▸ GOAL
Any pictures should be left out; please print exactly the lines between the line with "Emit a web page" and the line with "Goldpreis 14 Tage */", inclusive.

---- EXERCISE MATERIALS

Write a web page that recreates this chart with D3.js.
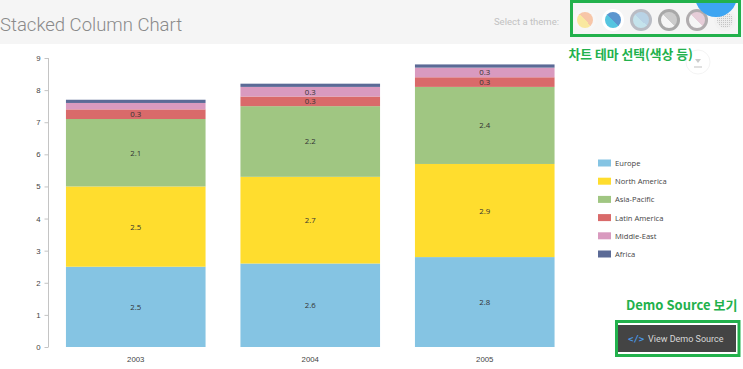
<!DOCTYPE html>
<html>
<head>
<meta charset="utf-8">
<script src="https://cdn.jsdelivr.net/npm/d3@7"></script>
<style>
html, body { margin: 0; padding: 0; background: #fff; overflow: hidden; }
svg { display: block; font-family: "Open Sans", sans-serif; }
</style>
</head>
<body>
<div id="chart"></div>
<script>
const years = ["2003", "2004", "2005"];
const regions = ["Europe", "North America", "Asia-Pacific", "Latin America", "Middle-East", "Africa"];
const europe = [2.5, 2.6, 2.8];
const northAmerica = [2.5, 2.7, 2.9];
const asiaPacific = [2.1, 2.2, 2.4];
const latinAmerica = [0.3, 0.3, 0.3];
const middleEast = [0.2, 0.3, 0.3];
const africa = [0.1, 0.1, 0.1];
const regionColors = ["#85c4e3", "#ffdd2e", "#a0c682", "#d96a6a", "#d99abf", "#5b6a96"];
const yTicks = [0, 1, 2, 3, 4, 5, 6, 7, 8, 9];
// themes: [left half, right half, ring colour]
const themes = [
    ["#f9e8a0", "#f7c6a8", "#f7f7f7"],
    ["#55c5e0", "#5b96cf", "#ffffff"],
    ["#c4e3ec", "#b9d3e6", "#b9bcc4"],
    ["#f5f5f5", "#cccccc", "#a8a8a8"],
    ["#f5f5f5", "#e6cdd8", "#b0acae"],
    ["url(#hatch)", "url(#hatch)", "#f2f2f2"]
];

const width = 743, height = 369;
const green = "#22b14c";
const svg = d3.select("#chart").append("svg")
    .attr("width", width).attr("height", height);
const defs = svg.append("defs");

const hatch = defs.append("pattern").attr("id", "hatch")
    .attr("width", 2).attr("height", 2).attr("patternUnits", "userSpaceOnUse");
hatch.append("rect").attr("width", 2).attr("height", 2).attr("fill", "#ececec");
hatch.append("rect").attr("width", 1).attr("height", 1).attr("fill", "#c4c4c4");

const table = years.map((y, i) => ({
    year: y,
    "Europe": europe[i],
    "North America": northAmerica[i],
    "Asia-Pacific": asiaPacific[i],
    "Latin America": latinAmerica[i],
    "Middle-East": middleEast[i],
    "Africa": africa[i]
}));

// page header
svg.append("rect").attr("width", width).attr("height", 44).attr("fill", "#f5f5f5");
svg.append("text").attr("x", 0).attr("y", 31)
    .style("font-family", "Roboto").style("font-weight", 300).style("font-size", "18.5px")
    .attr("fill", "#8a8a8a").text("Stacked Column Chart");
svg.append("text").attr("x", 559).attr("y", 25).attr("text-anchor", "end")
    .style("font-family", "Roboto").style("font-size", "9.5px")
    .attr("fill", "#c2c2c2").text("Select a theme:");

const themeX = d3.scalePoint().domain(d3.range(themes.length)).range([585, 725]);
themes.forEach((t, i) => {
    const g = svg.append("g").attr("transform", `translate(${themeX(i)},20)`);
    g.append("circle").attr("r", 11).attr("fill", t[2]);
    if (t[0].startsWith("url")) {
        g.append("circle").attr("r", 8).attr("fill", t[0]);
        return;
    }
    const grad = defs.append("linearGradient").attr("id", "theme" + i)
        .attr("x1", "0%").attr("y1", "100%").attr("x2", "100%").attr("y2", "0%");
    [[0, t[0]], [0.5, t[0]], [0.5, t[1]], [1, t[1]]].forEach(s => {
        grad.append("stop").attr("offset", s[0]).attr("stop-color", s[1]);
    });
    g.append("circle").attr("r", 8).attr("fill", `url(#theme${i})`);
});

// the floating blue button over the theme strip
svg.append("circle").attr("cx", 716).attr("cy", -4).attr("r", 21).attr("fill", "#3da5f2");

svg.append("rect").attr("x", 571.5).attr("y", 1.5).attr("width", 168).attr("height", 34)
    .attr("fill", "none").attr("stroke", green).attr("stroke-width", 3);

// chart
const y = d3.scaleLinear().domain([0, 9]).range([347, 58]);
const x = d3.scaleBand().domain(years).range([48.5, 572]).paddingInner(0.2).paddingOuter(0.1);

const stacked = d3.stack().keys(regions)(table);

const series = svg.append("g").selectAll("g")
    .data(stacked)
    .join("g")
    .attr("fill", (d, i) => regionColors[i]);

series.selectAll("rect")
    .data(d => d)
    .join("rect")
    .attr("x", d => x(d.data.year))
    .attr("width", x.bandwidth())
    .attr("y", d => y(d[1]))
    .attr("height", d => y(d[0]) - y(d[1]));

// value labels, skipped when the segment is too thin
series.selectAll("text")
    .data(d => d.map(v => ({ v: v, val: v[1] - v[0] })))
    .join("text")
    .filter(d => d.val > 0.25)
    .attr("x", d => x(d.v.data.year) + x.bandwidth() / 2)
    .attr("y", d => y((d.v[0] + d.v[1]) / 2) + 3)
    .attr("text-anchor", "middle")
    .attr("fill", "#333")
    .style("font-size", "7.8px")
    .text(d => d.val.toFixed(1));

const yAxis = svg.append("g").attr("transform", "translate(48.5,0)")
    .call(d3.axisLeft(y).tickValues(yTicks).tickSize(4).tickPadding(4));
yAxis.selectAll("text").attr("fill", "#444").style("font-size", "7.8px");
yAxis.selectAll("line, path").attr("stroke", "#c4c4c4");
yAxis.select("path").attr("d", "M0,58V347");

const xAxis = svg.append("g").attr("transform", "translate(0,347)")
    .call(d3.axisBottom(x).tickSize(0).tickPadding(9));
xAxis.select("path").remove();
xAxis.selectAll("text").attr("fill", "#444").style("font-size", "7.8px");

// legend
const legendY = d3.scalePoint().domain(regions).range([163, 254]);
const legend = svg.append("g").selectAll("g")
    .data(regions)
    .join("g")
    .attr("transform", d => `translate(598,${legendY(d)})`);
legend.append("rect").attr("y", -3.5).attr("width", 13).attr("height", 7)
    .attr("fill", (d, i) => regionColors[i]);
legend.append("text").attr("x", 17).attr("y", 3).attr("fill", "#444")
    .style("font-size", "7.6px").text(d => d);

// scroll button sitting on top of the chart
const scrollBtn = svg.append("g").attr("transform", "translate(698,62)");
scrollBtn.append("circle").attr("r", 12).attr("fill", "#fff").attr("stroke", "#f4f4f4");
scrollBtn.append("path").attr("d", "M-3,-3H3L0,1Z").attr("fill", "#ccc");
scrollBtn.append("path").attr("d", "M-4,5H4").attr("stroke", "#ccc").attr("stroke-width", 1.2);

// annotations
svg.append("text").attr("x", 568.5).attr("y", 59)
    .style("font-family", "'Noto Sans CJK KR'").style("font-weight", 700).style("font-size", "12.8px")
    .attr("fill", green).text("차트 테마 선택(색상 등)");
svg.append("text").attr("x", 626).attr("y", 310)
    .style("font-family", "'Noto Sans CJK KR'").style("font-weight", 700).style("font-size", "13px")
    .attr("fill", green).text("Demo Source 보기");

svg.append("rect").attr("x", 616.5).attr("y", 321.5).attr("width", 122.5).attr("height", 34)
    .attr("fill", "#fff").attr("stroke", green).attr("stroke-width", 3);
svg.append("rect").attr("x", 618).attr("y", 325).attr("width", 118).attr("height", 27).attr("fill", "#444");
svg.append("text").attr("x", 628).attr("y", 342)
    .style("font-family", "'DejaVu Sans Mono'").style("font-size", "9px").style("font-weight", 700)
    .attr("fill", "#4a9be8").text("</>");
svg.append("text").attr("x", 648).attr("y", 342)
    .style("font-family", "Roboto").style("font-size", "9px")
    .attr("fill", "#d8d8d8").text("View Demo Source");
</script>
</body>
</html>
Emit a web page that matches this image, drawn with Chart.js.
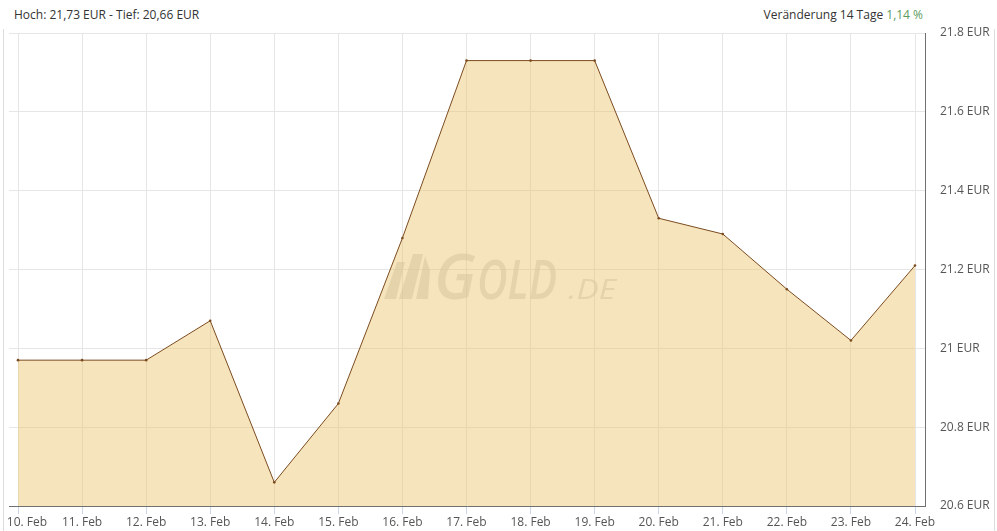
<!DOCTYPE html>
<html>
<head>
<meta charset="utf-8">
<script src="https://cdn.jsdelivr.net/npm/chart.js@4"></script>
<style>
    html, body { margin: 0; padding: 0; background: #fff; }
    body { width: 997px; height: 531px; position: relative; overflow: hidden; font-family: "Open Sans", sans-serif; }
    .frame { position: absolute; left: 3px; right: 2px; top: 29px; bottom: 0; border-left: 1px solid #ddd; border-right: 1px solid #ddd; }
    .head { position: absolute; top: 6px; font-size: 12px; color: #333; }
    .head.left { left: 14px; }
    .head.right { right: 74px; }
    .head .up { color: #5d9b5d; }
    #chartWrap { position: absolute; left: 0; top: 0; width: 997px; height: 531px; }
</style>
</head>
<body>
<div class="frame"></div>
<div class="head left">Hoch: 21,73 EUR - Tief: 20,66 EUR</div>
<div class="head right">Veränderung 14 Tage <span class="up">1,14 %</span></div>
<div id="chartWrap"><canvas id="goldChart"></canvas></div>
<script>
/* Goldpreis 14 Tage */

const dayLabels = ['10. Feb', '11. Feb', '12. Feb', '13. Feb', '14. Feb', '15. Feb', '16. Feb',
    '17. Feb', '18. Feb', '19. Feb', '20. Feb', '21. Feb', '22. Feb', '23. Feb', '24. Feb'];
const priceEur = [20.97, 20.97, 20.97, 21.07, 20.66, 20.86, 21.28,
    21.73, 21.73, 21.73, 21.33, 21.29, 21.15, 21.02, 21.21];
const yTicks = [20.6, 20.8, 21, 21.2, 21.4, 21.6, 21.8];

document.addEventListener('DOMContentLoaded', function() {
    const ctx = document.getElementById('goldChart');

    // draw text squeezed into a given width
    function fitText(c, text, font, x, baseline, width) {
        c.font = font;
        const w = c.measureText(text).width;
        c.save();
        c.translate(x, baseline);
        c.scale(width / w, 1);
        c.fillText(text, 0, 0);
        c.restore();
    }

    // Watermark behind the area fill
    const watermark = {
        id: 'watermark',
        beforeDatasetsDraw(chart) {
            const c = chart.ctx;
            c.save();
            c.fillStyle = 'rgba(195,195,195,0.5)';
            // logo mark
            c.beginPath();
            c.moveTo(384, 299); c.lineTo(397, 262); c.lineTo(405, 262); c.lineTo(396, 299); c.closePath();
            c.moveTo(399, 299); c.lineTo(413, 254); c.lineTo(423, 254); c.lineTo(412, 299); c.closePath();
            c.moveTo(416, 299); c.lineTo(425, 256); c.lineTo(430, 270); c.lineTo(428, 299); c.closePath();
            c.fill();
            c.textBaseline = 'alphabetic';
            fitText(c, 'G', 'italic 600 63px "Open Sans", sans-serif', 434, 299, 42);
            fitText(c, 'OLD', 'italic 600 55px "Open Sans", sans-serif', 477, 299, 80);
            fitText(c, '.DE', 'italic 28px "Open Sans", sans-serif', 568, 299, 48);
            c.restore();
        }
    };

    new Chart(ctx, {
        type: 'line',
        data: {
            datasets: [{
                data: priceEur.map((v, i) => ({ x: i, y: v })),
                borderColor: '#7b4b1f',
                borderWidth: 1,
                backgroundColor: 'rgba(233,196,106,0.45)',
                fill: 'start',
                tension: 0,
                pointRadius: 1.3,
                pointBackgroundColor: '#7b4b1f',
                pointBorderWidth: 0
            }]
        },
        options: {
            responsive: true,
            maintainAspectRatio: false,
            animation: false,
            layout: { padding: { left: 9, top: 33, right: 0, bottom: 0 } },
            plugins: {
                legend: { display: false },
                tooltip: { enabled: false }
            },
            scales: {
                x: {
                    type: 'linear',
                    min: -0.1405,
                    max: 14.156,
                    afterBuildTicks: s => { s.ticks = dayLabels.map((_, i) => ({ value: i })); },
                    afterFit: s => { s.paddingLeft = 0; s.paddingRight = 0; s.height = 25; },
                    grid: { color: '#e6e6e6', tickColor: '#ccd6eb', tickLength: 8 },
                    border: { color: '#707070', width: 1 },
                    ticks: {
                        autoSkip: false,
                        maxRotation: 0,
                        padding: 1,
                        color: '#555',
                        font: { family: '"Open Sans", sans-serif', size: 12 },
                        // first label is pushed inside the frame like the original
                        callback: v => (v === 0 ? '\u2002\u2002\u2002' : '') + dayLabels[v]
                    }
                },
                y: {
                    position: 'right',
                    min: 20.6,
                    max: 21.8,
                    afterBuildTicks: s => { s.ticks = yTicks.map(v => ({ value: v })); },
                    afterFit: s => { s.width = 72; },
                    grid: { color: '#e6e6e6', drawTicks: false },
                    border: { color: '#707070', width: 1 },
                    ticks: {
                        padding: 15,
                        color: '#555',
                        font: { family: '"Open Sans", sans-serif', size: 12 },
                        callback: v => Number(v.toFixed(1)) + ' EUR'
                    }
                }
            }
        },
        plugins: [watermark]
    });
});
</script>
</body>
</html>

--------

▸ COMPLETED TASK
Emit a web page that matches this image, drawn with Chart.js.
<!DOCTYPE html>
<html>
<head>
<meta charset="utf-8">
<script src="https://cdn.jsdelivr.net/npm/chart.js@4"></script>
<style>
    html, body { margin: 0; padding: 0; background: #fff; }
    body { width: 997px; height: 531px; position: relative; overflow: hidden; font-family: "Open Sans", sans-serif; }
    .frame { position: absolute; left: 3px; right: 2px; top: 29px; bottom: 0; border-left: 1px solid #ddd; border-right: 1px solid #ddd; }
    .head { position: absolute; top: 6px; font-size: 12px; color: #333; }
    .head.left { left: 14px; }
    .head.right { right: 74px; }
    .head .up { color: #5d9b5d; }
    #chartWrap { position: absolute; left: 0; top: 0; width: 997px; height: 531px; }
</style>
</head>
<body>
<div class="frame"></div>
<div class="head left">Hoch: 21,73 EUR - Tief: 20,66 EUR</div>
<div class="head right">Veränderung 14 Tage <span class="up">1,14 %</span></div>
<div id="chartWrap"><canvas id="goldChart"></canvas></div>
<script>
/* Goldpreis 14 Tage */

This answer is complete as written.